Achieving structural integrity in massive 3D-printed components often involves a costly cycle of trial and error that drains resources and stalls industrial production timelines. This systemic inefficiency has long plagued the additive manufacturing sector, where the sheer scale of parts makes failure an expensive setback. However, the introduction of Aibuild FETS represents a fundamental shift in how engineers manage the complexities of large-format printing by utilizing high-performance GPU acceleration. Rather than waiting days for traditional CPU-based solvers to process thermomechanical data, manufacturers now leverage rapid simulations to visualize potential defects before a single layer of material is deposited. This proactive “shift-left” strategy allows for the identification of structural vulnerabilities in the early design phase, effectively turning what was once a reactive troubleshooting process into a precise predictive science that streamlines the entire workflow.
Advanced Thermal Analysis: Bridging the Gap Between Design and Production
The simulation tool provides deep insights into the physical behavior of materials by tracking six critical performance metrics, including thermal distribution and residual stress patterns. By mapping heat flow throughout the build process, the software identifies areas prone to distortion or geometric warping, which are common issues in Directed Energy Deposition and Wire Arc Additive Manufacturing. Beyond just metals, the system extends its reach to thermoplastic applications like Fused Filament Fabrication, ensuring that interlayer bonding remains consistent to prevent sagging or slumping. This comprehensive analysis covers thermomechanical behavior and crack prediction, allowing engineering teams to adjust process parameters on the fly. By understanding how materials react to intense thermal cycles, users can mitigate internal stresses that would otherwise compromise the long-term durability of the final part, regardless of whether they are working with high-performance alloys or polymers.

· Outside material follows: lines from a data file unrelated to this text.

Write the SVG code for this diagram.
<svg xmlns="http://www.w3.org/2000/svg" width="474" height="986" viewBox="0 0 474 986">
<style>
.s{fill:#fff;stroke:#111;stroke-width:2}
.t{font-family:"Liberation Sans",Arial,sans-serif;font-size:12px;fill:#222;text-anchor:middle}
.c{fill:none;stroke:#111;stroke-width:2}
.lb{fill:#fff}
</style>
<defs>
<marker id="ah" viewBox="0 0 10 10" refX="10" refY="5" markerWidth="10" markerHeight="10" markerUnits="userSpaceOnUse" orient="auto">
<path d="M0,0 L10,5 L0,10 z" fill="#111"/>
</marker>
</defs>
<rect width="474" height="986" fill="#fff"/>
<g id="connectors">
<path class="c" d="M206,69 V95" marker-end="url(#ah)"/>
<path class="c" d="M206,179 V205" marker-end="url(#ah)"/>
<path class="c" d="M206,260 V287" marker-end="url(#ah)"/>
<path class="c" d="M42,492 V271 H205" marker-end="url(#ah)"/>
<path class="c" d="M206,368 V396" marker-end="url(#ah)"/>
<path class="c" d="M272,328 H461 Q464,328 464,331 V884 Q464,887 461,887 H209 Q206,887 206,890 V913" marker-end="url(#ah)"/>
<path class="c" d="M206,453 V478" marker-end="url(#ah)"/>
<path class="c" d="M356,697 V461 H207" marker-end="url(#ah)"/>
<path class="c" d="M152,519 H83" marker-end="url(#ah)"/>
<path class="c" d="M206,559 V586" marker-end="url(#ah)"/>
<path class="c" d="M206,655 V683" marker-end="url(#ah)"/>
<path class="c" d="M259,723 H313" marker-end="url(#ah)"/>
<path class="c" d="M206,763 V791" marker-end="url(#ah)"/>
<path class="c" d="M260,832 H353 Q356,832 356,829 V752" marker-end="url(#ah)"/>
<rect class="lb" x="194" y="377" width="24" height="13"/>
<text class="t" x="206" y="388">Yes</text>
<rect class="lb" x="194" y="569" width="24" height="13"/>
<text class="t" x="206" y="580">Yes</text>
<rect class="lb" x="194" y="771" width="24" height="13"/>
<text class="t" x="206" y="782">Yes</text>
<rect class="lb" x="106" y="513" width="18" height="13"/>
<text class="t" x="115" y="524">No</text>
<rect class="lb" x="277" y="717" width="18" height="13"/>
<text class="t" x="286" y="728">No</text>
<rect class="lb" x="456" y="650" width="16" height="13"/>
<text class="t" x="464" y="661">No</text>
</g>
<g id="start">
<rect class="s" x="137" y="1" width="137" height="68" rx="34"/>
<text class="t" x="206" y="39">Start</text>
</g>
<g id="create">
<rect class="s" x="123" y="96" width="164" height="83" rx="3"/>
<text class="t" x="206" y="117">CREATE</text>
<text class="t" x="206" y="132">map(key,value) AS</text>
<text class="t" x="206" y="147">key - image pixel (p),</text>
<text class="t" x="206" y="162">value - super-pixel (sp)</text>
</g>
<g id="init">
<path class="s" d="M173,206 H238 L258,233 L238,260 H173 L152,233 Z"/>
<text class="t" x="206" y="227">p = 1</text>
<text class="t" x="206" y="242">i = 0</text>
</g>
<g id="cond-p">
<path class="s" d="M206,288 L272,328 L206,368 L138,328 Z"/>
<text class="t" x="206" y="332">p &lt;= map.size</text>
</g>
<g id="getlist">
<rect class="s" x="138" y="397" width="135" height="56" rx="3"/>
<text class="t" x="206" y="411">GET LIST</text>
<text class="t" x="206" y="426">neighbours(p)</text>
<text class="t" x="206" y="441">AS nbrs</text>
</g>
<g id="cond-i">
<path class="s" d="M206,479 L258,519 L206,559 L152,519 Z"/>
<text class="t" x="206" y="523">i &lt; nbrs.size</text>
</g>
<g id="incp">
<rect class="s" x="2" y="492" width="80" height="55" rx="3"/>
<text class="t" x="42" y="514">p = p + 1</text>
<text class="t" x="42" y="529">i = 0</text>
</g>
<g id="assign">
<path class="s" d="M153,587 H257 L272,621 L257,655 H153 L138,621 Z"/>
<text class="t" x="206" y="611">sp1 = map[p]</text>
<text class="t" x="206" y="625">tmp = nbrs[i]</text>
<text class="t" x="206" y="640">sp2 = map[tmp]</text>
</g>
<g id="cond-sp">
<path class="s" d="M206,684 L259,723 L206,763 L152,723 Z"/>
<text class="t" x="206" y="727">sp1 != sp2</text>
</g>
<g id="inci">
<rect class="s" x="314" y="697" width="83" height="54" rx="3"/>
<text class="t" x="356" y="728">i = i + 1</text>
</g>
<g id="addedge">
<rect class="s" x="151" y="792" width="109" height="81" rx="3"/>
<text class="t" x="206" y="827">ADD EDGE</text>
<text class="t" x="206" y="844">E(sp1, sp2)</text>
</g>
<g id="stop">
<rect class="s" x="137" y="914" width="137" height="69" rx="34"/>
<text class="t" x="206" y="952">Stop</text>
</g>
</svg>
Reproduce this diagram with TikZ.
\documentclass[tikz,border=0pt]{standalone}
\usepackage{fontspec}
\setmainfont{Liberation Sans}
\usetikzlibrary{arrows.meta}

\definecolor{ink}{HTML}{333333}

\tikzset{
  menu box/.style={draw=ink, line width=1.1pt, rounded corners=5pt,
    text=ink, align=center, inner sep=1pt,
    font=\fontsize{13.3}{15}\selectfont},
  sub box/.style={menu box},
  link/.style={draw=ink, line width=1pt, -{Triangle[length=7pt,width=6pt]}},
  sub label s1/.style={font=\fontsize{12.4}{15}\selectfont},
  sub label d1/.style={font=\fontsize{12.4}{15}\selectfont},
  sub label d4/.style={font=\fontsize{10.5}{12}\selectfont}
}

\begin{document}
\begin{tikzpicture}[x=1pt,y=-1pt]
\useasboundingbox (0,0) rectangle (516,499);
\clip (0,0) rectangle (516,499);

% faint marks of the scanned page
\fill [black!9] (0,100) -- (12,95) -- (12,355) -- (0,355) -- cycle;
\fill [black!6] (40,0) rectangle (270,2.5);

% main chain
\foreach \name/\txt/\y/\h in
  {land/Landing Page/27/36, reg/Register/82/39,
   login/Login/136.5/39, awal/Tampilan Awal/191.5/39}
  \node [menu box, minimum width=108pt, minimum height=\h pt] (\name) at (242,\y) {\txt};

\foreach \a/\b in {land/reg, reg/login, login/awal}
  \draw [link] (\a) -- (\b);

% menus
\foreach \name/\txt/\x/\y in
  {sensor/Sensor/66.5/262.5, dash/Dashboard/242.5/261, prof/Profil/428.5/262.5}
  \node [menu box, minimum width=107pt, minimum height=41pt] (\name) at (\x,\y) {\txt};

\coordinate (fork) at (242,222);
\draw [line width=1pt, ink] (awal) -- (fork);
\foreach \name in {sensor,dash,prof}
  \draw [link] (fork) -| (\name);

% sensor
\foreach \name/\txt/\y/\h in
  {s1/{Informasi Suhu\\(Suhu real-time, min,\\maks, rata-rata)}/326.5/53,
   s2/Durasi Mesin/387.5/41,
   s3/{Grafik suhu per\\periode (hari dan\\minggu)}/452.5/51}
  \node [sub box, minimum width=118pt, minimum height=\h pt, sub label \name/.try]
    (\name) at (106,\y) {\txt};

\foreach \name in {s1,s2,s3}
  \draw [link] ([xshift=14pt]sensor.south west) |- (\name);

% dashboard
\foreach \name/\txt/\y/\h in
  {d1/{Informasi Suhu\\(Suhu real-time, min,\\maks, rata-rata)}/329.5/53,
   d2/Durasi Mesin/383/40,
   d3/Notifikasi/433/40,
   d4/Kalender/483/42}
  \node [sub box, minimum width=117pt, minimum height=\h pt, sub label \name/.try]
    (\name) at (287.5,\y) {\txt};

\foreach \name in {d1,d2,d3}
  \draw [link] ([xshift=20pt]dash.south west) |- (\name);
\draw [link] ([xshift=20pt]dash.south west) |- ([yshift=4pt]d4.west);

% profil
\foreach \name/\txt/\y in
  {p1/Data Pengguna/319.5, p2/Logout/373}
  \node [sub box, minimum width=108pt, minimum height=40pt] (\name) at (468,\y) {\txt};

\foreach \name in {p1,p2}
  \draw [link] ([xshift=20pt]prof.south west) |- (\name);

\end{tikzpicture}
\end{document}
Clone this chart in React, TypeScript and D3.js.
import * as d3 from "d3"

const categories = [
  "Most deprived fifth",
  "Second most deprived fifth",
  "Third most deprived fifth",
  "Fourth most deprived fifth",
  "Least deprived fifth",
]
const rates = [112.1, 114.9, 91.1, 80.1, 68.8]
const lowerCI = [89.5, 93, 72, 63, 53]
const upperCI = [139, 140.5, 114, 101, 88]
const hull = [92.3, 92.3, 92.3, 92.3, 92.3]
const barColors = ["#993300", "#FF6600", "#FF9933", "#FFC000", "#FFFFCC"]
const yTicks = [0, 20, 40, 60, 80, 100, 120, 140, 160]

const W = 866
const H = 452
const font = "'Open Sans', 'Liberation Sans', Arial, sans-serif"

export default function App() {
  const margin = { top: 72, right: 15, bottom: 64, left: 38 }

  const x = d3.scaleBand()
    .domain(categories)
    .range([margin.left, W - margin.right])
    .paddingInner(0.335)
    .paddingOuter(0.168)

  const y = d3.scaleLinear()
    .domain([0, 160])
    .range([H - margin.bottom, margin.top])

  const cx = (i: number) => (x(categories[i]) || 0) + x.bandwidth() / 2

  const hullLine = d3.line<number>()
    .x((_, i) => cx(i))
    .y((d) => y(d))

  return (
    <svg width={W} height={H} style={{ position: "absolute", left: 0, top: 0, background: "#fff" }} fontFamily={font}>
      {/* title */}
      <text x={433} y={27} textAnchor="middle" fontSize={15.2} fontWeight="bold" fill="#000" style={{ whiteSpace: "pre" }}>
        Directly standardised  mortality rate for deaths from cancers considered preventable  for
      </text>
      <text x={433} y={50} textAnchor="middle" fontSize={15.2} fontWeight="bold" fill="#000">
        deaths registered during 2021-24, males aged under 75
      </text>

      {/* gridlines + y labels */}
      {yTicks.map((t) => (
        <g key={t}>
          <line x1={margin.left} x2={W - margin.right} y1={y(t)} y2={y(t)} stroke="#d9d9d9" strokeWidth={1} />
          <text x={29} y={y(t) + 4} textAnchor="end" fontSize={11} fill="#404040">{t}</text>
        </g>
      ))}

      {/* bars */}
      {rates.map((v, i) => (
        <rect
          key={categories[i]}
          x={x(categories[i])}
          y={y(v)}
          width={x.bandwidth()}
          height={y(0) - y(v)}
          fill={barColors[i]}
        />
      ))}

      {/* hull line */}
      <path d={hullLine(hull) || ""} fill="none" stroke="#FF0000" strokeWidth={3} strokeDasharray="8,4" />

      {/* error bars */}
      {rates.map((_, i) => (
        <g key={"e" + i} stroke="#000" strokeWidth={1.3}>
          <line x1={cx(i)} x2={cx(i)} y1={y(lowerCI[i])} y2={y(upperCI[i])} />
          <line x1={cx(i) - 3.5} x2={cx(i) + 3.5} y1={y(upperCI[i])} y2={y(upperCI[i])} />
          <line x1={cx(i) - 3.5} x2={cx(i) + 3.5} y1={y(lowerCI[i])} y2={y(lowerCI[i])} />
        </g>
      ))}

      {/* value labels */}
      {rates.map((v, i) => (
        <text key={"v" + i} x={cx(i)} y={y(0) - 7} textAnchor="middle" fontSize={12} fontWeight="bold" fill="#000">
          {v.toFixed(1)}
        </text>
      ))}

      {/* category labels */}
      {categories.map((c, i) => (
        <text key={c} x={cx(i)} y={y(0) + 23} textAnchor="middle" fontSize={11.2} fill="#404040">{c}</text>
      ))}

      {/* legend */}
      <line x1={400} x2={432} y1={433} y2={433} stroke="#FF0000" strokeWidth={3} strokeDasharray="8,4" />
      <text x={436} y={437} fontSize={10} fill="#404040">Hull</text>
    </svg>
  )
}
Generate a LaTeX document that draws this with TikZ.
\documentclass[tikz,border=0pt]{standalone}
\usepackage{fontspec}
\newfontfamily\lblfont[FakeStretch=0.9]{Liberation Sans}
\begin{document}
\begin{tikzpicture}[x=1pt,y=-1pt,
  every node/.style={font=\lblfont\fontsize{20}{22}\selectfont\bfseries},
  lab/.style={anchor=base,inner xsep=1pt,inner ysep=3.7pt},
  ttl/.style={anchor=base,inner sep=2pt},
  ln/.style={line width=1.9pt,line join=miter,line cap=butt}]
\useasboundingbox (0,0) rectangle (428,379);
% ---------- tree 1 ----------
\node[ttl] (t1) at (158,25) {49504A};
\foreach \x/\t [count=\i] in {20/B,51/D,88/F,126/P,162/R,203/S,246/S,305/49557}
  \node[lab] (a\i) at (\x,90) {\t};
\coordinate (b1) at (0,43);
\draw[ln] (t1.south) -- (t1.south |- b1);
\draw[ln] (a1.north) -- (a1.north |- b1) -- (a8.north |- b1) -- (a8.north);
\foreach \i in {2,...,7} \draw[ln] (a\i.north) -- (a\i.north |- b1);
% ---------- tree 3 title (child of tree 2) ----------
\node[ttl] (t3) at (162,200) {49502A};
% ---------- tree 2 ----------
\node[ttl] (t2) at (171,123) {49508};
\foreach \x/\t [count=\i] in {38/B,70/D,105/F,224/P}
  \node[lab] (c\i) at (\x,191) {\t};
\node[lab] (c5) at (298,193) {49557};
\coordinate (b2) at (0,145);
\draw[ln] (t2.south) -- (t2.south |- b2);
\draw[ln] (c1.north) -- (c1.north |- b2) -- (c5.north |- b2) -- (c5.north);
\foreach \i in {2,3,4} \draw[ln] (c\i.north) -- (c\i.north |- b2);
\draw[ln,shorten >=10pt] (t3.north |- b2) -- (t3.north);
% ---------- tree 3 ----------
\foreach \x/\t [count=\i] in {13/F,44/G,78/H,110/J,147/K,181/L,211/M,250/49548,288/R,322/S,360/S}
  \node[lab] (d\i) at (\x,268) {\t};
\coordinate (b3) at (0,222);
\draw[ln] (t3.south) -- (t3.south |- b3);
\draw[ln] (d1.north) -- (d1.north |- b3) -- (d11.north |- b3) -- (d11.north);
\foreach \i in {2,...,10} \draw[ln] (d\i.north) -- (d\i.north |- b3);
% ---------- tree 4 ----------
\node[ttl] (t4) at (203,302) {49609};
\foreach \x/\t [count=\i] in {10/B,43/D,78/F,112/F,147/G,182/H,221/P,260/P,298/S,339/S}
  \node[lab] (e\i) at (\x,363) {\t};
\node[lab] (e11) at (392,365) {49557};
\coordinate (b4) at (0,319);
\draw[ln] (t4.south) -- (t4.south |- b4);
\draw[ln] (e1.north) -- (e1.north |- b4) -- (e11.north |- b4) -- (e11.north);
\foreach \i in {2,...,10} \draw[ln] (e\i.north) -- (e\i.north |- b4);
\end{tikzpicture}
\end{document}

Validating Results: The Path to Standardized Manufacturing Excellence
The technical reliability of these rapid computations was confirmed through rigorous validation by the National Institute for Aviation Research, ensuring that speed does not undermine accuracy. This level of certification is vital for industries such as aerospace and defense, where precision is non-negotiable and every micron of distortion matters. Because the software is CAM-agnostic, it integrated seamlessly into existing manufacturing environments, allowing companies to enhance their current software stacks without the need for specialized hardware or complex new workflows. This accessibility helped bridge the gap between experimental prototyping and full-scale industrial production. Engineers refined their strategies to focus on iterative design improvements that reduced waste and significantly shortened the time-to-market for complex components. The move toward hardware-agnostic, GPU-powered simulation provided a clear roadmap for scaling additive manufacturing operations efficiently while maintaining a high standard of quality.